start Extracted entries
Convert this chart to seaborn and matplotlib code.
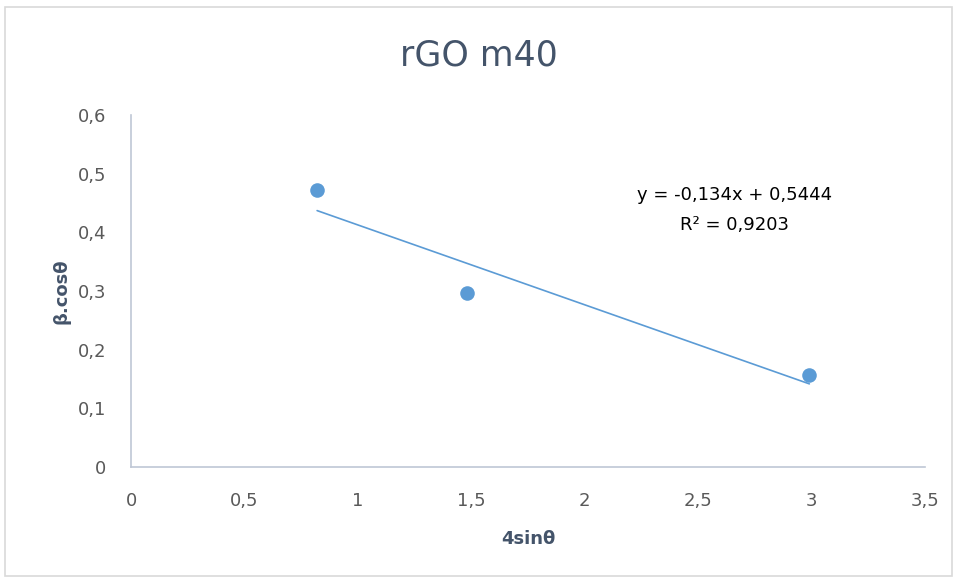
import numpy as np
import pandas as pd
import matplotlib
matplotlib.use("Agg")
import matplotlib.pyplot as plt
import seaborn as sns
from matplotlib.ticker import FuncFormatter, MultipleLocator
from matplotlib.patches import Rectangle

# data
x_vals = [0.82, 1.48, 2.99]
y_vals = [0.472, 0.297, 0.157]
eq_text = "y = -0,134x + 0,5444"
r2_text = "R² = 0,9203"

df = pd.DataFrame({"4sinθ": x_vals, "β.cosθ": y_vals})

sns.set_style("white")
plt.rcParams['font.family'] = ['DejaVu Sans']

text_col = "#44546A"
blue = "#5B9BD5"

fig = plt.figure(figsize=(9.57, 5.79), dpi=100)
ax = fig.add_axes([0.137, 0.1934, 0.8296, 0.608])

sns.regplot(data=df, x="4sinθ", y="β.cosθ", ax=ax, ci=None,
            scatter_kws={"s": 110, "color": blue, "alpha": 1, "linewidths": 0},
            line_kws={"color": blue, "linewidth": 1.2})

ax.set_xlim(0, 3.5)
ax.set_ylim(0, 0.6)
ax.xaxis.set_major_locator(MultipleLocator(0.5))
ax.yaxis.set_major_locator(MultipleLocator(0.1))
comma = FuncFormatter(lambda v, p: ("%g" % round(v, 2)).replace(".", ","))
ax.xaxis.set_major_formatter(comma)
ax.yaxis.set_major_formatter(comma)
ax.tick_params(axis="both", length=0, labelsize=13, labelcolor="#595959", pad=18)

for s in ["top", "right"]:
    ax.spines[s].set_visible(False)
for s in ["left", "bottom"]:
    ax.spines[s].set_color("#BFC7D5")
    ax.spines[s].set_linewidth(1.2)

ax.set_xlabel("4sinθ", fontsize=13, fontweight="bold", color=text_col)
ax.set_ylabel("β.cosθ", fontsize=13, fontweight="bold", color=text_col)
ax.yaxis.set_label_coords(-0.076, 0.5)
ax.xaxis.set_label_coords(0.5, -0.178)

fig.text(0.5, 0.905, "rGO m40", ha="center", va="center", fontsize=25, color=text_col)

ax.text(2.66, 0.464, eq_text, ha="center", va="center", fontsize=13, color="black")
ax.text(2.66, 0.413, r2_text, ha="center", va="center", fontsize=13, color="black")

fig.patches.append(Rectangle((0.005, 0.006), 0.99, 0.982, transform=fig.transFigure,
                             fill=False, edgecolor="#D9D9D9", linewidth=1.2))

fig.savefig("out.png", dpi=100)
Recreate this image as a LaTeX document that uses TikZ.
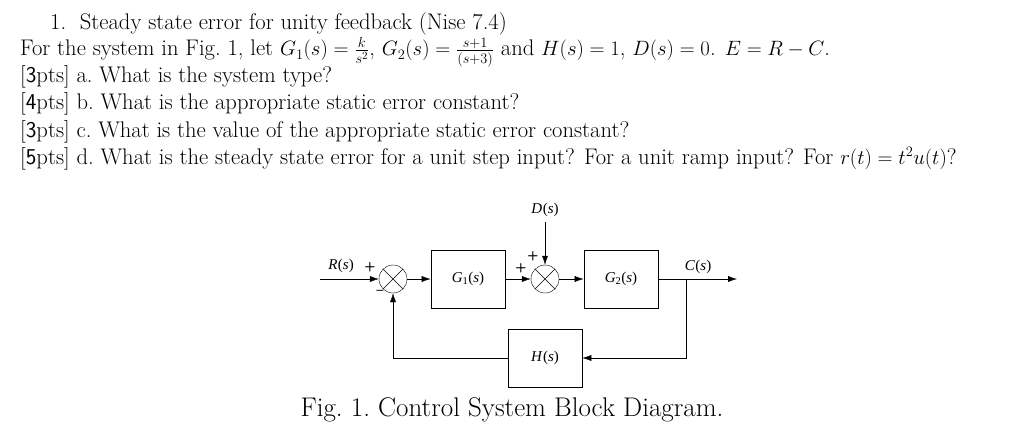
end Extracted entries
In your copy of the listing above, reproduce each line exactly and omit all pictures.

Convert this chart to seaborn and matplotlib code.
import numpy as np
import pandas as pd
import matplotlib
matplotlib.use("Agg")
import matplotlib.pyplot as plt
import seaborn as sns
from matplotlib.ticker import FuncFormatter, MultipleLocator
from matplotlib.patches import Rectangle

# data
x_vals = [0.82, 1.48, 2.99]
y_vals = [0.472, 0.297, 0.157]
eq_text = "y = -0,134x + 0,5444"
r2_text = "R² = 0,9203"

df = pd.DataFrame({"4sinθ": x_vals, "β.cosθ": y_vals})

sns.set_style("white")
plt.rcParams['font.family'] = ['DejaVu Sans']

text_col = "#44546A"
blue = "#5B9BD5"

fig = plt.figure(figsize=(9.57, 5.79), dpi=100)
ax = fig.add_axes([0.137, 0.1934, 0.8296, 0.608])

sns.regplot(data=df, x="4sinθ", y="β.cosθ", ax=ax, ci=None,
            scatter_kws={"s": 110, "color": blue, "alpha": 1, "linewidths": 0},
            line_kws={"color": blue, "linewidth": 1.2})

ax.set_xlim(0, 3.5)
ax.set_ylim(0, 0.6)
ax.xaxis.set_major_locator(MultipleLocator(0.5))
ax.yaxis.set_major_locator(MultipleLocator(0.1))
comma = FuncFormatter(lambda v, p: ("%g" % round(v, 2)).replace(".", ","))
ax.xaxis.set_major_formatter(comma)
ax.yaxis.set_major_formatter(comma)
ax.tick_params(axis="both", length=0, labelsize=13, labelcolor="#595959", pad=18)

for s in ["top", "right"]:
    ax.spines[s].set_visible(False)
for s in ["left", "bottom"]:
    ax.spines[s].set_color("#BFC7D5")
    ax.spines[s].set_linewidth(1.2)

ax.set_xlabel("4sinθ", fontsize=13, fontweight="bold", color=text_col)
ax.set_ylabel("β.cosθ", fontsize=13, fontweight="bold", color=text_col)
ax.yaxis.set_label_coords(-0.076, 0.5)
ax.xaxis.set_label_coords(0.5, -0.178)

fig.text(0.5, 0.905, "rGO m40", ha="center", va="center", fontsize=25, color=text_col)

ax.text(2.66, 0.464, eq_text, ha="center", va="center", fontsize=13, color="black")
ax.text(2.66, 0.413, r2_text, ha="center", va="center", fontsize=13, color="black")

fig.patches.append(Rectangle((0.005, 0.006), 0.99, 0.982, transform=fig.transFigure,
                             fill=False, edgecolor="#D9D9D9", linewidth=1.2))

fig.savefig("out.png", dpi=100)
Recreate this image as a LaTeX document that uses TikZ.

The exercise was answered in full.